In an overview, Rodrigue said a priority has been made to review the kinds of literature students are reading, through a curriculum revision process. Other highlights she offered included opportunities in world language classes to include culture lessons, building academic opportunities for all students, and Newtown High School’s Capstone project for seniors that allows student voice and choice.
Rodrigue said data is looked at regularly to know what students need and want and how courses will address different student needs.
The superintendent said the school board’s Policy Subcommittee has made a priority of reviewing and monitoring policies for supporting students and staff around diversity, equity, inclusion, and more.
Other Highlights Detailed
Other highlights from the presentation included conducting a review of nonfiction core reading for kindergarten through high school students; increasing the representation of diverse characters and authors for all grade levels; revising “social and emotional learning lessons that allow students to explore multicultural perspectives and address topics related to diversity, as developmentally appropriate;” and revising social studies curriculum, “beginning with grades three through eight, to align with the Connecticut Elementary and Secondary Social Studies Framework and ensure accurate representation of historical events, inclusive of the positive contributions of diverse peoples,” according to a slide.
Rodrigue also spoke about reporting protocols for incidences of racism and all bullying along with documentation efforts for those incidents in the district that is being finalized. While the district has an anonymous reporting option, Rodrigue said students are encouraged to seek out a trusted adult when possible.
“Our teaching and learning practices need to speak to all students and all staff,” said Rodrigue.
The coming year will include implementing practices, measuring outcomes, and making changes to improve.
The conversation around equity, inclusion, and diversity will include input from the Newtown Public School community, according to the superintendent.
“It’s a long journey, but it is an exciting one too,” said Rodrigue.
Board of Education members asked a range of questions on the topic following the presentation, before Johnson offered input supporting that the topic is something everyone should be involved in as it “really is a collective effort.”
Members of the public also weighed in on diversity, equity, and inclusion at the meeting. One resident said the time for censorship is long gone and it is time to “be kind to all.”
Resident Christine Miller said the district’s efforts are “just the beginning.”
“Effective diversity, equity, and inclusion initiatives require support and commitment from the top down, with strong expectations for all,” Miller said.
With the coordinator hired, Miller said, that position will need support.
“Every adult must be committed to establishing it as a core community value. Every adult must also be willing to recognize their own biases and be prepared to feel uncomfortable.

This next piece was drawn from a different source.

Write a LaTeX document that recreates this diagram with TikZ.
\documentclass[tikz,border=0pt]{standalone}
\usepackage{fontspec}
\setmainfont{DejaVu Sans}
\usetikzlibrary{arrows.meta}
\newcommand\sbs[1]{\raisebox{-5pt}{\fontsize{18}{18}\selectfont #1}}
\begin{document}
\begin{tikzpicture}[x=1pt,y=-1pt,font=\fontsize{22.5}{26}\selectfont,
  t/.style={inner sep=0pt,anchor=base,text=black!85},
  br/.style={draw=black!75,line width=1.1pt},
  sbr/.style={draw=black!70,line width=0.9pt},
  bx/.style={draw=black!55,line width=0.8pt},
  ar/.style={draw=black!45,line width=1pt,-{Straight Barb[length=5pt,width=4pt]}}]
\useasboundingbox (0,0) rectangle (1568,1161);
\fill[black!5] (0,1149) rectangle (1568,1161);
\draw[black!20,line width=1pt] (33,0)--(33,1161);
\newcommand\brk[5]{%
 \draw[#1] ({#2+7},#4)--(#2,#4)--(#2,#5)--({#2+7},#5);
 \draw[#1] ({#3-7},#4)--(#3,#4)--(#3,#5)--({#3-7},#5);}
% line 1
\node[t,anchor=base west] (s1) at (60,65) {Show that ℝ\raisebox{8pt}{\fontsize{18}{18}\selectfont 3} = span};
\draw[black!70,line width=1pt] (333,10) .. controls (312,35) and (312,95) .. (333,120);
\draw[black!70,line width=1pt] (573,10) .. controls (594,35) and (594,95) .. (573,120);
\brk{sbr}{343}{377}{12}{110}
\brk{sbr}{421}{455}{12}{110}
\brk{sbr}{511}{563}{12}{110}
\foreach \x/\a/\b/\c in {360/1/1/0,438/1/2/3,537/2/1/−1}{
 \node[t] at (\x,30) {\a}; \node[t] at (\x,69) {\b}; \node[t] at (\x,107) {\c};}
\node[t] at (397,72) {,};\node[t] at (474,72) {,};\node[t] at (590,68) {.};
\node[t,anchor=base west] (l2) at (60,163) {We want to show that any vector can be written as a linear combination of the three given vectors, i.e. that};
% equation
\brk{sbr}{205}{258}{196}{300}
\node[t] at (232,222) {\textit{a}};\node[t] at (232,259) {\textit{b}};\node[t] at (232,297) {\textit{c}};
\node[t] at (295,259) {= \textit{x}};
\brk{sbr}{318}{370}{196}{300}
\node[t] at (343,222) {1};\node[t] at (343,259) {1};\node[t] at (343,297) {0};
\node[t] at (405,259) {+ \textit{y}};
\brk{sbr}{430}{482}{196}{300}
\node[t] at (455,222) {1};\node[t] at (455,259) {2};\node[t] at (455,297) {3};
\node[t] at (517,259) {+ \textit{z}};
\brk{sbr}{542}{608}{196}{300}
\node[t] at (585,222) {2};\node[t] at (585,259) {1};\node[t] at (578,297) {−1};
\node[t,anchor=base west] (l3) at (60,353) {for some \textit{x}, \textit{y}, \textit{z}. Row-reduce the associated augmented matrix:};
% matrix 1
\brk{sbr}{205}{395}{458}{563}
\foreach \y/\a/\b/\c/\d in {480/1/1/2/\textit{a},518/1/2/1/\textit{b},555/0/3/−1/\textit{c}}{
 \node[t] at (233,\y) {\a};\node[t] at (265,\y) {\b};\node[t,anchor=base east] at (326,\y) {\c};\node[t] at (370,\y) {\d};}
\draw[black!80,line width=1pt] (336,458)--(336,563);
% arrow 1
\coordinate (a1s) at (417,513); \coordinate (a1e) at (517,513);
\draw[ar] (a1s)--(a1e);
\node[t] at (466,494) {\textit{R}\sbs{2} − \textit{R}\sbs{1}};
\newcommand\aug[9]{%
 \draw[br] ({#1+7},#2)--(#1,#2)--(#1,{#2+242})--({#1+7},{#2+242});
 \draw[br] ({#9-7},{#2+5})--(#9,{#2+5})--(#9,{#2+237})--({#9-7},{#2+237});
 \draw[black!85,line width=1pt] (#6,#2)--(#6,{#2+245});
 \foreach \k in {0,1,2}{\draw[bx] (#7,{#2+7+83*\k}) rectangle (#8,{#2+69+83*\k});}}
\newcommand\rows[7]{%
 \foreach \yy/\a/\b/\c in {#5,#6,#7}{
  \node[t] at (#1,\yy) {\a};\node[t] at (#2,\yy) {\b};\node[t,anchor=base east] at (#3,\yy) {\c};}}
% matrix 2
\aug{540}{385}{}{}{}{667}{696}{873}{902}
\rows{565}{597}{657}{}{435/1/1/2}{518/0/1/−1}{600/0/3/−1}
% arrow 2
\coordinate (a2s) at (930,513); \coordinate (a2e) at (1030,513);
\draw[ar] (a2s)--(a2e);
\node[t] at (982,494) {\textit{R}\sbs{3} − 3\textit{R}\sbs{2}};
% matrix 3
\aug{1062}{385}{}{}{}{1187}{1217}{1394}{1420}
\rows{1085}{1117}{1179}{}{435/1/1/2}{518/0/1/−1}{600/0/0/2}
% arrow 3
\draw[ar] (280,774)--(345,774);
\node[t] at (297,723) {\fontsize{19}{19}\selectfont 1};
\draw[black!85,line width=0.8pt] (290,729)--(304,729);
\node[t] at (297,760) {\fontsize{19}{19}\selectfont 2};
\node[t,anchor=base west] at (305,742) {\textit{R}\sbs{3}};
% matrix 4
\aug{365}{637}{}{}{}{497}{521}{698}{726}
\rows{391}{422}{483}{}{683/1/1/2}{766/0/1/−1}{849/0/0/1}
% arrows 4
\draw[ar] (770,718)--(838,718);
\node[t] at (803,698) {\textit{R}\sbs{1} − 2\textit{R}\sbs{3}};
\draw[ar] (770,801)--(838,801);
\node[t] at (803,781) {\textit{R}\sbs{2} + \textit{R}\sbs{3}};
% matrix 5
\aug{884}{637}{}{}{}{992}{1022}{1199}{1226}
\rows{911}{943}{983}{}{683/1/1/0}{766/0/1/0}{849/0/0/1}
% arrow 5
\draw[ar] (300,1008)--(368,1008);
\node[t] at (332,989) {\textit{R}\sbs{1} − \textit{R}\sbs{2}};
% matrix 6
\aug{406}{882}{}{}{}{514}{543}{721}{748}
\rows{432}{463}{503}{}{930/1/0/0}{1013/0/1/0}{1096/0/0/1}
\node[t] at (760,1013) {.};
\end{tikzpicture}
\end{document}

None of us is exempt from the need to truly dig deep within ourselves to recognize how our experiences have created stereotypes and bias,” Miller continued.
Later, resident Nicole Maddox said she is tired of things like overt and covert racism, tired of people claiming racism does not exist, and tired of allies who fall away when the work becomes inconvenient.
While Maddox said she appreciates the work the district has made in the area of diversity, equity, and inclusion, she questioned not hearing deadlines.
“Finish out that goal and finish out the timelines,” Maddox said.
Maddox asked the school board to put “a concrete deadline” on each goal outlined for the coming year.
Speaking to Johnson, Maddox said, “We are thrilled you are here. That said, if the experiences that black families have had in this town are any indication of what you will be facing, it’s not going to be an easy path.”
However, Maddox said there are people committed to helping support that path.